─── LISTING ───
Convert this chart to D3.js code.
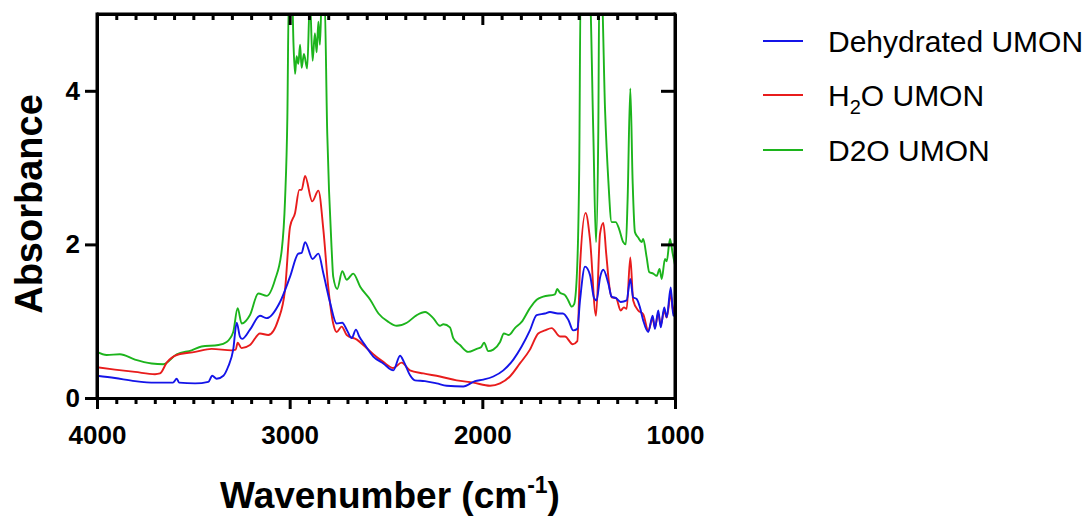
───
─── LISTING ───
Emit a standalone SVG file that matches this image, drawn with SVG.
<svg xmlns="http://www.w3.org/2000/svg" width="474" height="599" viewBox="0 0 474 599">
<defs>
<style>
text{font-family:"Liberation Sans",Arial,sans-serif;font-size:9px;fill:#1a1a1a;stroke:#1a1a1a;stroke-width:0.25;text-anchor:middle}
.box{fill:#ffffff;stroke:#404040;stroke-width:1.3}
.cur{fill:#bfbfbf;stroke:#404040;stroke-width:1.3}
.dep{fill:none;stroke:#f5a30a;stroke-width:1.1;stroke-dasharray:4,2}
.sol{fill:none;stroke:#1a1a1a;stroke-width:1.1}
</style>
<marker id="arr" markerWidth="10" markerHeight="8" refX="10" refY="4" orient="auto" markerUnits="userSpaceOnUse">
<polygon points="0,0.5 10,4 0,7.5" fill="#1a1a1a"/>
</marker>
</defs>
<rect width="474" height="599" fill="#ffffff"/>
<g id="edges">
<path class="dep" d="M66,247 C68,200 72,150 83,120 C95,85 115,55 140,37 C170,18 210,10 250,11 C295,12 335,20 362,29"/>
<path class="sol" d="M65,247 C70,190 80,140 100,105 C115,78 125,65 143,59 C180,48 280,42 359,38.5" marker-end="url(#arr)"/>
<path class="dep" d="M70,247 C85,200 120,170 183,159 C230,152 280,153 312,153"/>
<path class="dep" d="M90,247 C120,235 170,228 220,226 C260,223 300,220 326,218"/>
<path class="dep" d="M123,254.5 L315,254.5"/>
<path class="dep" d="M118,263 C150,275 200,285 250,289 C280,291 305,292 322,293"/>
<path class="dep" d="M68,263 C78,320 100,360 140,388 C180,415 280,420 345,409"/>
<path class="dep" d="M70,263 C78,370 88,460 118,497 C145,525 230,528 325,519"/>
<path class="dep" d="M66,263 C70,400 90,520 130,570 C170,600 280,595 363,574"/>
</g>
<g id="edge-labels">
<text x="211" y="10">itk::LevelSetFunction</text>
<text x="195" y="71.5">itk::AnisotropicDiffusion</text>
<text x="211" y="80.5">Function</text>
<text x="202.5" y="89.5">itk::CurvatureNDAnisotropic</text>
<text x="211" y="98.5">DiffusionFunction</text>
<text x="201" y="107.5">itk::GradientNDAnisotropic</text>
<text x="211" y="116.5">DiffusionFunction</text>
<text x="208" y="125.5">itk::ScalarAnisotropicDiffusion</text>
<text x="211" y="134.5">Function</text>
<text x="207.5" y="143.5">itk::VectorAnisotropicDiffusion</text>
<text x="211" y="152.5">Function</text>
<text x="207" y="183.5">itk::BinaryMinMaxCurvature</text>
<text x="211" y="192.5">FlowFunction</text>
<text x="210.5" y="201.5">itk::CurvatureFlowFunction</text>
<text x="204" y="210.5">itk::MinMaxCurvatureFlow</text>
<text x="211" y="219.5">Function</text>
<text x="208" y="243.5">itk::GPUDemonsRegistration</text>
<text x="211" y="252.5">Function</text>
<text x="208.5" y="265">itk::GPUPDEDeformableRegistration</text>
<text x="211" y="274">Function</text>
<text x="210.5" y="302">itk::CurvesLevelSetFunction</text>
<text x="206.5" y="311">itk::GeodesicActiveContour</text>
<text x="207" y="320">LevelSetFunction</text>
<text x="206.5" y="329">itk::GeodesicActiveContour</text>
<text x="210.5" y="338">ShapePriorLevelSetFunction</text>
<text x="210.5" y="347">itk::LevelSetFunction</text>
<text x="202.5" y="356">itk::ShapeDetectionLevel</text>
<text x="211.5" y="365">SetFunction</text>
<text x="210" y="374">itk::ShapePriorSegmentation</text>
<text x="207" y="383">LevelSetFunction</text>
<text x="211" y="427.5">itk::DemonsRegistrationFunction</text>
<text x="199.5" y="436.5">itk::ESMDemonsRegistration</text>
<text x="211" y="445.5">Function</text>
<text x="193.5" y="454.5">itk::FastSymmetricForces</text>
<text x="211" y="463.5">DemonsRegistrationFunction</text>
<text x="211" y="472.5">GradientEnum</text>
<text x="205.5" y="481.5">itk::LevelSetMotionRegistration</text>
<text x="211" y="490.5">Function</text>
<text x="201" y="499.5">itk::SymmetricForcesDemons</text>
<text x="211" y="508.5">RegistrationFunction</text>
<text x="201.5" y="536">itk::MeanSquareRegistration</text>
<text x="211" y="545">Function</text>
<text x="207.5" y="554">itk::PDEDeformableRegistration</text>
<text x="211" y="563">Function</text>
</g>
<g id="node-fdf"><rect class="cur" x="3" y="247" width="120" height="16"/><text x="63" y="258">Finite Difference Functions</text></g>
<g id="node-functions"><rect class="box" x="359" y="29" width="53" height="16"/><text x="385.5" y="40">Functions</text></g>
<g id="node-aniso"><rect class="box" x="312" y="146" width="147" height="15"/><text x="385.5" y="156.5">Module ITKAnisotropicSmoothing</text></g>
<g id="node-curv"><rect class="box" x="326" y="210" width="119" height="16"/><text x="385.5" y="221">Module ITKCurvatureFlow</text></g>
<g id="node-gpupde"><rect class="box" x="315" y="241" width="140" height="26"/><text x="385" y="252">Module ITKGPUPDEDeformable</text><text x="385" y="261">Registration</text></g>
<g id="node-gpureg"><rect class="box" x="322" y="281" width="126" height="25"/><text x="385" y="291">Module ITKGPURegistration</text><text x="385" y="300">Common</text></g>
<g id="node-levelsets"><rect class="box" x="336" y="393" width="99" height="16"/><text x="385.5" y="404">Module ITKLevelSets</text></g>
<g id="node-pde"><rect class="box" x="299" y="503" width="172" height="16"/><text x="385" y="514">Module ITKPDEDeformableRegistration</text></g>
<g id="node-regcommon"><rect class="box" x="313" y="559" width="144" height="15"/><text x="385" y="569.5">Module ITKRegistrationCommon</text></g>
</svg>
───
─── LISTING ───
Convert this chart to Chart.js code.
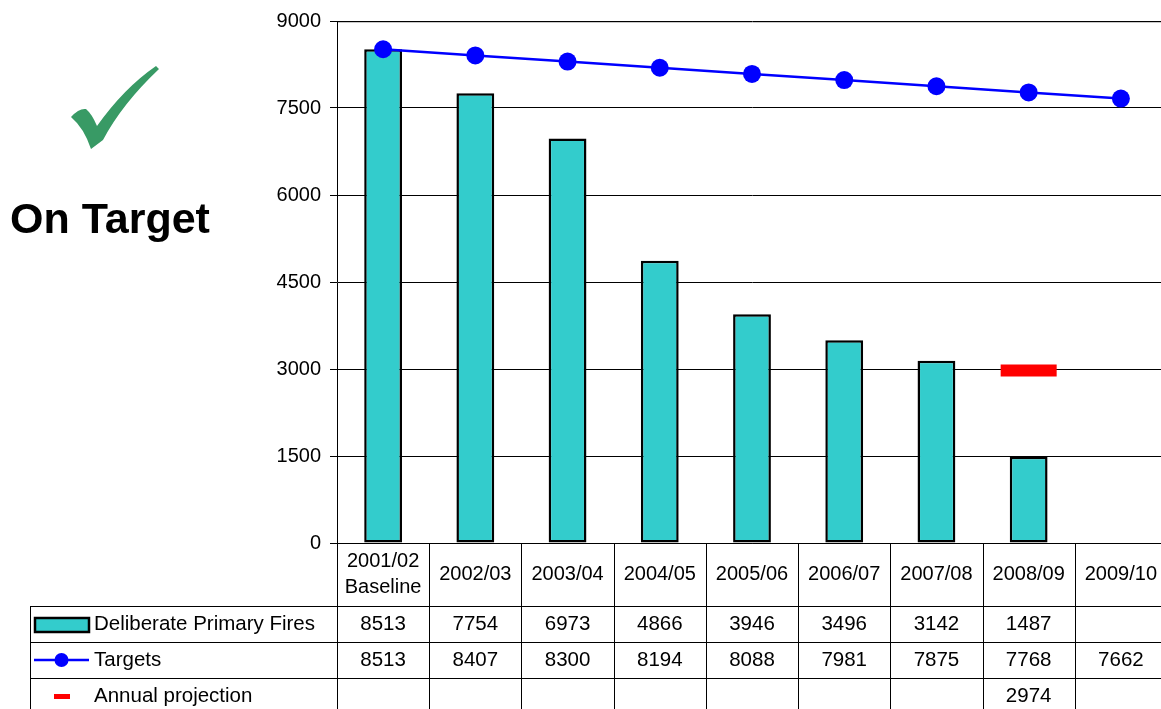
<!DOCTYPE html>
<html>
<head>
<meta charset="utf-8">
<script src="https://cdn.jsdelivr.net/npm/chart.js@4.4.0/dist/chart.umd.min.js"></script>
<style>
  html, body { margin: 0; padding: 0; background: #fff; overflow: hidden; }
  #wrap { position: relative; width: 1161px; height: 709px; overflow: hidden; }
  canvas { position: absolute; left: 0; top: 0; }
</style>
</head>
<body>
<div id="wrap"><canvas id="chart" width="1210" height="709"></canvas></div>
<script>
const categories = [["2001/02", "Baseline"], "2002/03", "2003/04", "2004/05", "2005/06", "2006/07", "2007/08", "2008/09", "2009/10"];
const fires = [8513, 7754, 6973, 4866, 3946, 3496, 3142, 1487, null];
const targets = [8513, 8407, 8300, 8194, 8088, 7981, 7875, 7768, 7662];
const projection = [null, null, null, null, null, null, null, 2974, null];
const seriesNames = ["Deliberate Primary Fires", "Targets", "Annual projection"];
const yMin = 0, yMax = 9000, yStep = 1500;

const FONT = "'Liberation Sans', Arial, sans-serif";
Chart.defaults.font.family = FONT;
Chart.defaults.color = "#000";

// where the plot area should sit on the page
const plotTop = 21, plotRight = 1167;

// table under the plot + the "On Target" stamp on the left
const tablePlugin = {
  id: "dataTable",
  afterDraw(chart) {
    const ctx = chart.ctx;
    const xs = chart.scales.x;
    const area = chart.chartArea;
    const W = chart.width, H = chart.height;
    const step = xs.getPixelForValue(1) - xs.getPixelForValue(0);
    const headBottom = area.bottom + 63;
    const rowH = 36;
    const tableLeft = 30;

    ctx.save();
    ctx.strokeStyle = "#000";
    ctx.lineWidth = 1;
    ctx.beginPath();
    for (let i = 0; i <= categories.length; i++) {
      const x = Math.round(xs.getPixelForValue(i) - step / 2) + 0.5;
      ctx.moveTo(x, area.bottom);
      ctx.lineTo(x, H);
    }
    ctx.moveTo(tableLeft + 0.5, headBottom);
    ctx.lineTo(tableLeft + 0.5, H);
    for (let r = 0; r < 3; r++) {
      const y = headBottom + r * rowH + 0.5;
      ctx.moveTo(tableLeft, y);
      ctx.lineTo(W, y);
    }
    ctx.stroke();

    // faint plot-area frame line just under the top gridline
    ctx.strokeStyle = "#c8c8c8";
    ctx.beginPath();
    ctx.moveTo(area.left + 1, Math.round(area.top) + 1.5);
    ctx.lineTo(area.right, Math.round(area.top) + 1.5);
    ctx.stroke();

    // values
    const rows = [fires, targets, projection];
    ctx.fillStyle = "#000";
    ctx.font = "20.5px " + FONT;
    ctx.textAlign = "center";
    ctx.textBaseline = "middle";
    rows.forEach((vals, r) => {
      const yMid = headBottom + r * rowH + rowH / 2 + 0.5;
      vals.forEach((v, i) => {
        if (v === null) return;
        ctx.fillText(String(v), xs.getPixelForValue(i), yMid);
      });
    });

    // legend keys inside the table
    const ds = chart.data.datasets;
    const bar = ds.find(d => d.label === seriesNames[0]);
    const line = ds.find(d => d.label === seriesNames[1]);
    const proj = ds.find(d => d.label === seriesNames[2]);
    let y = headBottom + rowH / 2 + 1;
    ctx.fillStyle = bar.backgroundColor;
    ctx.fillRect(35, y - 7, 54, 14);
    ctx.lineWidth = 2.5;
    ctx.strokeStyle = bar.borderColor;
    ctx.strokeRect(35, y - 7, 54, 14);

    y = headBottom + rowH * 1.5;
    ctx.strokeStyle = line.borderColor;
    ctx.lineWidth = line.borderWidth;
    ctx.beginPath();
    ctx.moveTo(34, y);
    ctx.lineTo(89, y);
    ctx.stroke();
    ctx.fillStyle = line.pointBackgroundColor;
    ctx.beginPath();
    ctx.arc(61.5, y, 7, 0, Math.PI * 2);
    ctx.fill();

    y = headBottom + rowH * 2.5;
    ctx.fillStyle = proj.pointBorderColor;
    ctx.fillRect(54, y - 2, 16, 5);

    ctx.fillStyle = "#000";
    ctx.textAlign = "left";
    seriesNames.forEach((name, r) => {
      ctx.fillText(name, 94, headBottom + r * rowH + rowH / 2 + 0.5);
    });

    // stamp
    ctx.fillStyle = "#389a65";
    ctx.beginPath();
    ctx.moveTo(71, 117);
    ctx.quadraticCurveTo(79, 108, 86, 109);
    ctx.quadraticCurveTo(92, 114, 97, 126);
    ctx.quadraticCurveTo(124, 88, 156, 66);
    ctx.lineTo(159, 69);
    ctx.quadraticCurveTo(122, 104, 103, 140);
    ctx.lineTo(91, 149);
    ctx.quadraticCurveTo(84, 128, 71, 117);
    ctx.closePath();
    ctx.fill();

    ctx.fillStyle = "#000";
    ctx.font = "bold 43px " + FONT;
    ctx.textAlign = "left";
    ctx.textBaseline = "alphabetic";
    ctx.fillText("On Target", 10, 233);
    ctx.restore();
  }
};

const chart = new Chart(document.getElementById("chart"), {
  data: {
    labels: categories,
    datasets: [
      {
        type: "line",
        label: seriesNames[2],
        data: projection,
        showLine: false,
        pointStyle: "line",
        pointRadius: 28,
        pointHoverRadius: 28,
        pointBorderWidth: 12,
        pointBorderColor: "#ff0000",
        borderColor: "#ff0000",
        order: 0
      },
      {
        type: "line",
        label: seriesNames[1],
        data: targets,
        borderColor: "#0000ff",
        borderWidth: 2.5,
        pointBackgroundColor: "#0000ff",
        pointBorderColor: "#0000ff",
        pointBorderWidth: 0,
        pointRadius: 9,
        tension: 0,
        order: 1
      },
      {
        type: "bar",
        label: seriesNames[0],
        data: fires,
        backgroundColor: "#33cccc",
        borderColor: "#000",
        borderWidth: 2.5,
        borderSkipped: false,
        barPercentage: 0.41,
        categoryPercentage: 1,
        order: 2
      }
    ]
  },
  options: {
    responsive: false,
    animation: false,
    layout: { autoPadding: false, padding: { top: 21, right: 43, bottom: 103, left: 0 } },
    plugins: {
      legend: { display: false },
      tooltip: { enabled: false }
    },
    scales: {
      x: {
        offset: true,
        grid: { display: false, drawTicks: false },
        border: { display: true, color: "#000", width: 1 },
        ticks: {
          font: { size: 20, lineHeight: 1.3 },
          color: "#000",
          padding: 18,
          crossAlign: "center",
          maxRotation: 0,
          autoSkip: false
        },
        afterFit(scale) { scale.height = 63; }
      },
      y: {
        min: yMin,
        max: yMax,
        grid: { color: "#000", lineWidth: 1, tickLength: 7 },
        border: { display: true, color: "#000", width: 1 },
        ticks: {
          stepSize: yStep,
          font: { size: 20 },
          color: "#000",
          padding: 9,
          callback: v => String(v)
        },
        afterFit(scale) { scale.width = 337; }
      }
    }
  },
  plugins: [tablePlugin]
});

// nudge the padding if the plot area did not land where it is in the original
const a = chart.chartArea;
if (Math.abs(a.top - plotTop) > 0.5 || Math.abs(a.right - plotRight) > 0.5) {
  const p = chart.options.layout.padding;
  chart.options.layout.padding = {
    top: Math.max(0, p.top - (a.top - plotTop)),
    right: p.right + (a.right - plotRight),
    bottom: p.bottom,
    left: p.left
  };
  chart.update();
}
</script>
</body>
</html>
───
▶ [TASK DESCRIPTION]:
Write out the lines beginning with the one that contains "Convert this chart to Chart.js code." and ending with the one that contains "const plotTop = 21, plotRight = 1167;", exactly as given. Leave pictures out.

▶ [THE OUTPUT]:
Convert this chart to Chart.js code.
<!DOCTYPE html>
<html>
<head>
<meta charset="utf-8">
<script src="https://cdn.jsdelivr.net/npm/chart.js@4.4.0/dist/chart.umd.min.js"></script>
<style>
  html, body { margin: 0; padding: 0; background: #fff; overflow: hidden; }
  #wrap { position: relative; width: 1161px; height: 709px; overflow: hidden; }
  canvas { position: absolute; left: 0; top: 0; }
</style>
</head>
<body>
<div id="wrap"><canvas id="chart" width="1210" height="709"></canvas></div>
<script>
const categories = [["2001/02", "Baseline"], "2002/03", "2003/04", "2004/05", "2005/06", "2006/07", "2007/08", "2008/09", "2009/10"];
const fires = [8513, 7754, 6973, 4866, 3946, 3496, 3142, 1487, null];
const targets = [8513, 8407, 8300, 8194, 8088, 7981, 7875, 7768, 7662];
const projection = [null, null, null, null, null, null, null, 2974, null];
const seriesNames = ["Deliberate Primary Fires", "Targets", "Annual projection"];
const yMin = 0, yMax = 9000, yStep = 1500;

const FONT = "'Liberation Sans', Arial, sans-serif";
Chart.defaults.font.family = FONT;
Chart.defaults.color = "#000";

// where the plot area should sit on the page
const plotTop = 21, plotRight = 1167;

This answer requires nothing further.